At the same time, it’s important to note that this engine has acceptable reliability when adequately maintained. However, it’s not ideal for a hard-working truck such as the F-150. In fact, the engine had a short stint with the F150, lasting only five full production years.
3.5L EcoBoost V6 (From 2015 to 2018)
The engine that replaced the 3.7L V6 is the 3.5 EcoBoost. At first, the F150 community was torn, as it was a smaller engine. Still, it could produce more power, thanks to its turbo setup and improved technology. Still, many were dubious of its ability to handle hard work.
While more durable than its predecessor, this engine has one problem that has plagued it from the start. The high-pressure fuel pump has been known to fail, rendering the truck useless. This pump has seen so many issues that Ford has had to issue several recalls.
Moreover, this engine doesn’t deliver better fuel performance than other power plants. So, it’s safe to say it isn’t a fan favorite. Ask for full-service records if you’re looking at an F-150 with this engine.
5.0L V8 (From 2015 to 2018)
This engine is another popular choice for later-year F150s, but it has its issues. The first one is that the engine lacks power compared to other models. Many drivers have complained that it doesn’t accelerate as fast as others, especially from standing still.
Additionally, the 5.0L V8 suffers from head gasket oil leaks, which can be traced back to a factory defect. The problem was so widespread that Ford had to issue recalls to fix it by redesigning several components.
Oil can leak into the starter motor, which causes critical engine damage.
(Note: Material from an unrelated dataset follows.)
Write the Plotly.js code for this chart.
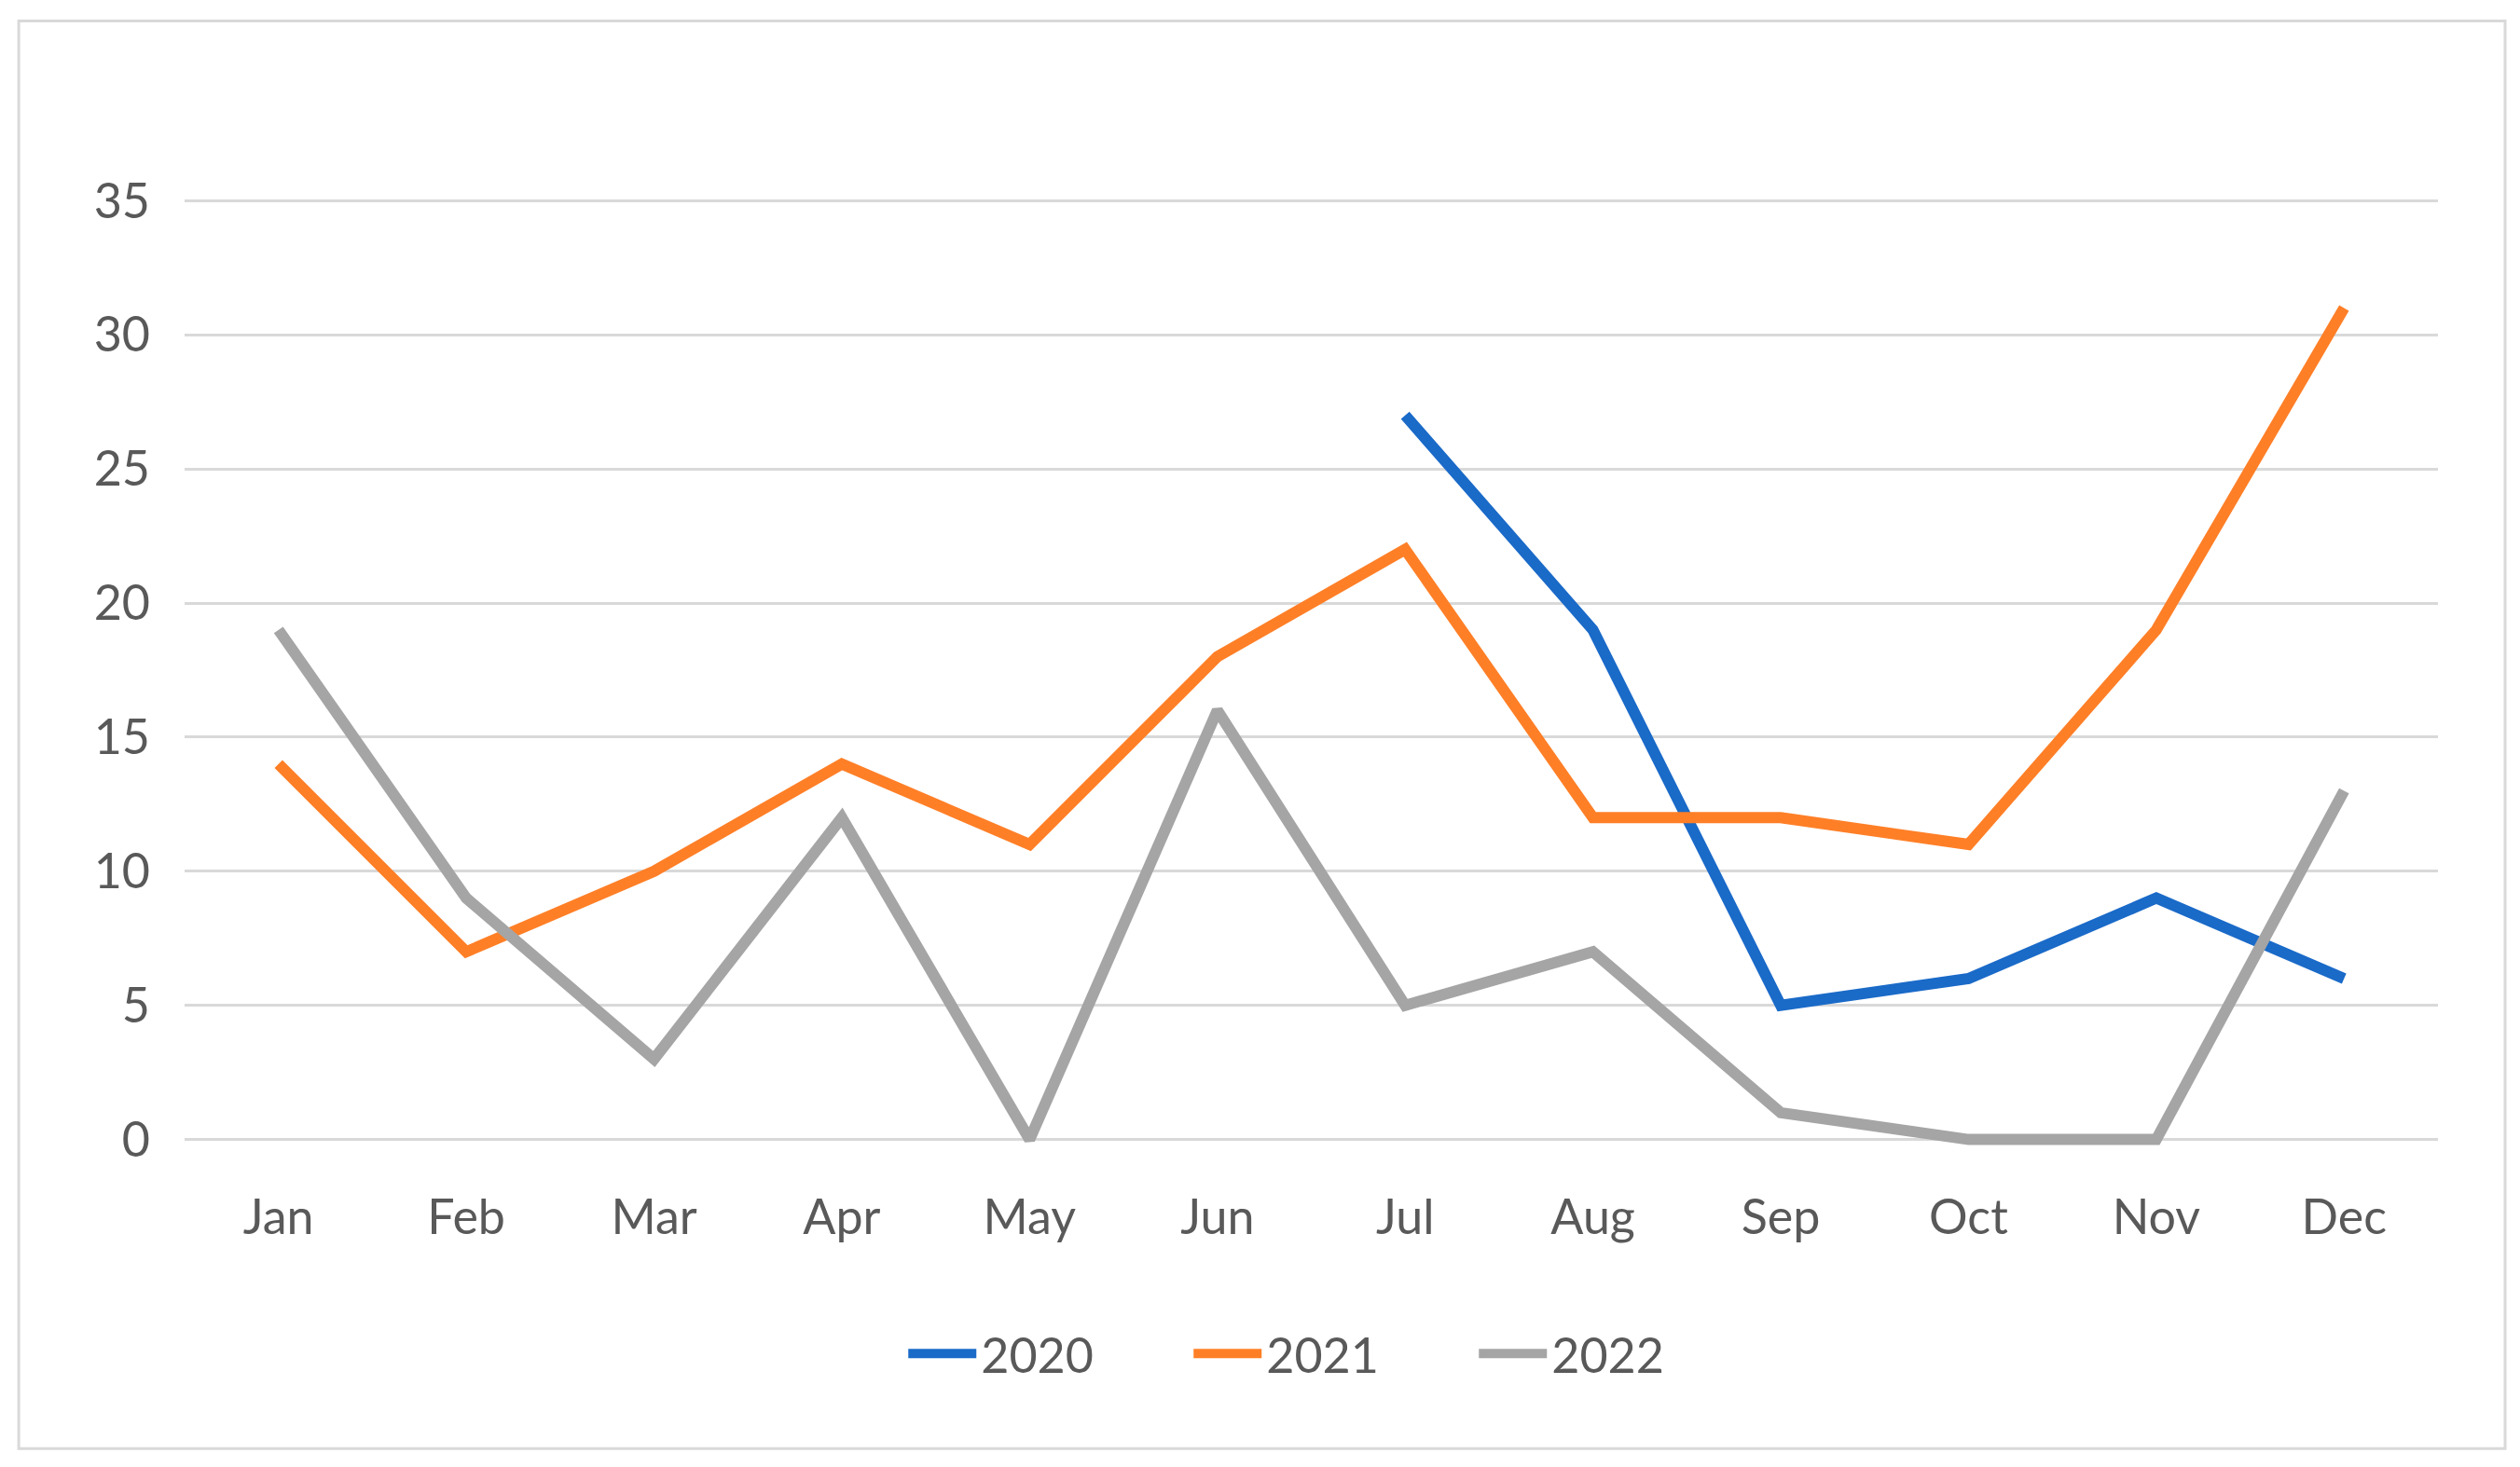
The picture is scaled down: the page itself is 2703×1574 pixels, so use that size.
<!DOCTYPE html>
<html>
<head>
<meta charset="utf-8">
<script src="https://cdn.plot.ly/plotly-3.0.1.min.js"></script>
<style>
html,body{margin:0;padding:0;background:#fff;}
#chart{width:2703px;height:1574px;}
</style>
</head>
<body>
<div id="chart"></div>
<script>
var months = ["Jan","Feb","Mar","Apr","May","Jun","Jul","Aug","Sep","Oct","Nov","Dec"];
var series2020 = [null,null,null,null,null,null,27,19,5,6,9,6];
var series2021 = [14,7,10,14,11,18,22,12,12,11,19,31];
var series2022 = [19,9,3,12,0,16,5,7,1,0,0,13];
var yTicks = [0,5,10,15,20,25,30,35];

var textColor = "#595959";
var fontFam = "Lato, 'Open Sans', sans-serif";

function mk(name, y, color){
  return {x: months, y: y, name: name, type: "scatter", mode: "lines",
    connectgaps: false,
    line: {color: color, width: 12, shape: "linear"}, hoverinfo: "skip"};
}

var data = [
  mk("2020", series2020, "#1a6ac8"),
  mk("2021", series2021, "#ff7f27"),
  mk("2022", series2022, "#a5a5a5")
];

var layout = {
  width: 2703, height: 1574,
  margin: {l: 198, r: 88, t: 201, b: 337},
  paper_bgcolor: "#fff", plot_bgcolor: "#fff",
  showlegend: true,
  font: {family: fontFam, color: textColor, size: 52},
  xaxis: {type: "category", range: [-0.5, 11.5], showgrid: false, zeroline: false,
    showline: false, ticks: "", ticklabelstandoff: 34,
    tickfont: {size: 52, color: textColor, family: fontFam}},
  yaxis: {range: [-0.5, 35.5], tickvals: yTicks, ticktext: yTicks.map(String),
    showgrid: true, gridcolor: "#d9d9d9", gridwidth: 3, zeroline: false, showline: false,
    ticks: "", ticklabelstandoff: 36,
    tickfont: {size: 52, color: textColor, family: fontFam}},
  legend: {orientation: "h", x: 0.509, xanchor: "center", y: -0.208, yanchor: "middle",
    font: {size: 52, color: textColor, family: fontFam}, itemwidth: 73,
    entrywidth: 218, entrywidthmode: "pixels",
    traceorder: "normal", bgcolor: "rgba(0,0,0,0)"},
  shapes: [{type: "rect", xref: "paper", yref: "paper",
    x0: -0.0736, x1: 1.0298, y0: -0.3063, y1: 1.1722,
    line: {color: "#d9d9d9", width: 3}, fillcolor: "rgba(0,0,0,0)", layer: "below"}]
};

Plotly.newPlot("chart", data, layout, {displayModeBar: false, staticPlot: true});
</script>
</body>
</html>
Also, suppose you leave this issue unattended. In that case, you might run into permanent head gasket failure and possibly have to replace the engine. Both of these problems don’t sound fun at all.
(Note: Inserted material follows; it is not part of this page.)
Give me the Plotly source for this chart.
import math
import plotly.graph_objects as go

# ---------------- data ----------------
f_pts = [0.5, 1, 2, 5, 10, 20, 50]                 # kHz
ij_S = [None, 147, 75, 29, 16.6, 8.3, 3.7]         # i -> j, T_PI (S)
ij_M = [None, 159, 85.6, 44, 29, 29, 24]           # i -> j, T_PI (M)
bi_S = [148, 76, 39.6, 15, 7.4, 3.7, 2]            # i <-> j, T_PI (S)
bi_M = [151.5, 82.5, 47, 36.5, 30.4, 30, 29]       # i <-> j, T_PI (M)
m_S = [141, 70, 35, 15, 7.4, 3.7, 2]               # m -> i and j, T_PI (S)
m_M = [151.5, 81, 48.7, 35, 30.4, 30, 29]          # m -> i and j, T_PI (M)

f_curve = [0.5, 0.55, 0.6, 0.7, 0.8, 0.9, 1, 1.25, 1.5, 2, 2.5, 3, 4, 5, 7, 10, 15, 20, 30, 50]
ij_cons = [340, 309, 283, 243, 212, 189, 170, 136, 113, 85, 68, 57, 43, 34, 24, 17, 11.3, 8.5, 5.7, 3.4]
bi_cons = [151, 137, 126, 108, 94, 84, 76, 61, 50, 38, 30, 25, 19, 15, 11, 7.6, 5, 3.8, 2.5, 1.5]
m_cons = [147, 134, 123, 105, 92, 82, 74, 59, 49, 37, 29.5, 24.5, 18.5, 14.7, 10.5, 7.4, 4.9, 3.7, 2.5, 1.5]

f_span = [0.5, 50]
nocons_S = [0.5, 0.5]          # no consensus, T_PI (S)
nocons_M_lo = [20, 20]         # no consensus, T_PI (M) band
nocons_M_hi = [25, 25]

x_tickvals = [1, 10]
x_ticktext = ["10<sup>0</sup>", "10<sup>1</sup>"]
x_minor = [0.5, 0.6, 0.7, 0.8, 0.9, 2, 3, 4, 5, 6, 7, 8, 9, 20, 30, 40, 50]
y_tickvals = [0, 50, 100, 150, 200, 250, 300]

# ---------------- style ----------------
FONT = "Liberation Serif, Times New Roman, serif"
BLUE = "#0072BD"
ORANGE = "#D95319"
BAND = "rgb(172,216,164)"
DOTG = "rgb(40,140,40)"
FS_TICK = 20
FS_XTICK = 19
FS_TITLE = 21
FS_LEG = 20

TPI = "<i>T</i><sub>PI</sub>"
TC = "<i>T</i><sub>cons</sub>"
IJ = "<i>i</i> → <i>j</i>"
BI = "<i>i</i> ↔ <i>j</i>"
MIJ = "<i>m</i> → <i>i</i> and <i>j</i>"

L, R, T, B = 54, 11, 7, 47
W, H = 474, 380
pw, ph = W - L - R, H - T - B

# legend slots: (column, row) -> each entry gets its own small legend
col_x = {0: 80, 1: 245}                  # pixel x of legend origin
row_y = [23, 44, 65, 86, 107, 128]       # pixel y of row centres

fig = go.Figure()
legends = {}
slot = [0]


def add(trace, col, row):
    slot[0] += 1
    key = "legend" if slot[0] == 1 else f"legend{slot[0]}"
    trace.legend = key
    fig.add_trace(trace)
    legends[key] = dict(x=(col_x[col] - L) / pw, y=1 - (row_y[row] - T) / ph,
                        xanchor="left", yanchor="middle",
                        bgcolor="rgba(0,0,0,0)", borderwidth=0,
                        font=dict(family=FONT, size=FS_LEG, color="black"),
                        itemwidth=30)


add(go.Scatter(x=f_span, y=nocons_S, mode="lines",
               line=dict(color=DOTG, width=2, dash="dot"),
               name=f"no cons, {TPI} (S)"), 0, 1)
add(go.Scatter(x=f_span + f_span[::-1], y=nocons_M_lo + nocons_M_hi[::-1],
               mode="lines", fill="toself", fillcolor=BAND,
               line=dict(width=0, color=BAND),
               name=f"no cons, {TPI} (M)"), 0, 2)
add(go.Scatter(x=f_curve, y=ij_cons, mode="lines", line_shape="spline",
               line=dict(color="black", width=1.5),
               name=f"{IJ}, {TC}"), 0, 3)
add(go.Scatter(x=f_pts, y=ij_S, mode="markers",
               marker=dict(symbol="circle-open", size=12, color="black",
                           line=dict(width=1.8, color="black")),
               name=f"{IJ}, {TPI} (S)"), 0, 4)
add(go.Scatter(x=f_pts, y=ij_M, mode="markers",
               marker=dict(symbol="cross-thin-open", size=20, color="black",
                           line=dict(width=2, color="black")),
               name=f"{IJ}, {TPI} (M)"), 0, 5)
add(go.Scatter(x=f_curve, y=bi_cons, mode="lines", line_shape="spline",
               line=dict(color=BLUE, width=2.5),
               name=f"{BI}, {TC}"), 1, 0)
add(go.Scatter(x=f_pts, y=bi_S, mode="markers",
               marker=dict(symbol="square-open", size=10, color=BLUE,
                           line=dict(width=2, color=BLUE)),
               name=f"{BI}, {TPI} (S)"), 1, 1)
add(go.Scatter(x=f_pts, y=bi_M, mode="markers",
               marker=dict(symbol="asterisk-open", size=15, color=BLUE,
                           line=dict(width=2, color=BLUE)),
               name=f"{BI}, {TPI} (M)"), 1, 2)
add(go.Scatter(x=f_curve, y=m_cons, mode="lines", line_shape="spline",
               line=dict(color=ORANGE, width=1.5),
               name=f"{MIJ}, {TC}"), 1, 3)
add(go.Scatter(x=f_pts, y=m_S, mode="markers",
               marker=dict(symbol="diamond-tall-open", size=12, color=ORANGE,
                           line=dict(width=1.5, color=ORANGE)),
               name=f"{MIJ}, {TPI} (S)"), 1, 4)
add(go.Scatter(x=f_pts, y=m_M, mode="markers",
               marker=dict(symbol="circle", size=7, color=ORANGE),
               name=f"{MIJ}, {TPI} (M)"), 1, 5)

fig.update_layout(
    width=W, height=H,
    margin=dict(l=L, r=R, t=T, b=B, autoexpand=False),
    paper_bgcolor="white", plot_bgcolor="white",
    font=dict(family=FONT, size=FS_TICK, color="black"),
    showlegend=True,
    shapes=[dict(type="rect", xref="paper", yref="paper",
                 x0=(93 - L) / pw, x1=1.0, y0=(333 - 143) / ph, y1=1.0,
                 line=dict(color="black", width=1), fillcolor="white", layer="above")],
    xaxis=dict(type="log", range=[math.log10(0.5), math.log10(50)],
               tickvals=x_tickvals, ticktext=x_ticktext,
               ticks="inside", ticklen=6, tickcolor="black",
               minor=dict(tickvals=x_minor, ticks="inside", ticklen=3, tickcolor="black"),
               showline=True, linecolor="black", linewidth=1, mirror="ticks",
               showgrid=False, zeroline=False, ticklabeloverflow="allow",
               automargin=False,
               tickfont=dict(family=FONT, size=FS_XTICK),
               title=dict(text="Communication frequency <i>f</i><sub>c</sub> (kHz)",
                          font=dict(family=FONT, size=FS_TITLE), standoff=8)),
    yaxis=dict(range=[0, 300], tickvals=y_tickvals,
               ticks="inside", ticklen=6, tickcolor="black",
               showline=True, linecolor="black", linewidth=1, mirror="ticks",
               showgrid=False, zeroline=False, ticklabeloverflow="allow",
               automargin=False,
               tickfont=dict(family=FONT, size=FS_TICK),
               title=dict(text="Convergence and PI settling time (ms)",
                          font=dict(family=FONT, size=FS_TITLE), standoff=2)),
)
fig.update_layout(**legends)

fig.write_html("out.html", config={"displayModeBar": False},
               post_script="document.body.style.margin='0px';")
Table comparing F150 engine models:
|Engine Model||Years||Key Issues||Pros||Cons|
|5.4L Triton V8||2004-2013||Spark plug failure, Timing chain issues||Good horsepower and torque when running smoothly||Expensive repairs, complex maintenance|
|3.7L V6||2011-2014||Water pump failure, Cam phaser failure||Reliable when maintained, good for daily driving||Not ideal for hard work, short stint in F150 production|
|3.5L EcoBoost V6||2015-2018||High-pressure fuel pump failure||Turbocharged for more power, improved technology||Poor fuel performance, high-pressure fuel pump issues|
|5.0L V8||2015-2018||Head gasket oil leaks||Popular choice, good power when running smoothly||Lacks power compared to other models, head gasket oil leak issues|
The Ford F150 is extremely popular, and owners love it. It’s rugged and can take a beating, as it has done so for five decades, but some generations come with many problems. This article looks at the F150 engines you should avoid and why they’re troublesome.
At the same time, it’s important to note that these engines, like any, need proper maintenance to reduce the chance of failure. Some of these are pretty temperamental, and both owners and mechanics tend to stay away from them.
Always ask for detailed service records if you’re looking for a used F150. These can give more confidence in knowing that the truck has been taken care of, but don’t be too trusty. As soon as you buy one, sometimes it’s best to replace the faulty components, which are well-known throughout, which lead to costly repairs and plenty of headaches.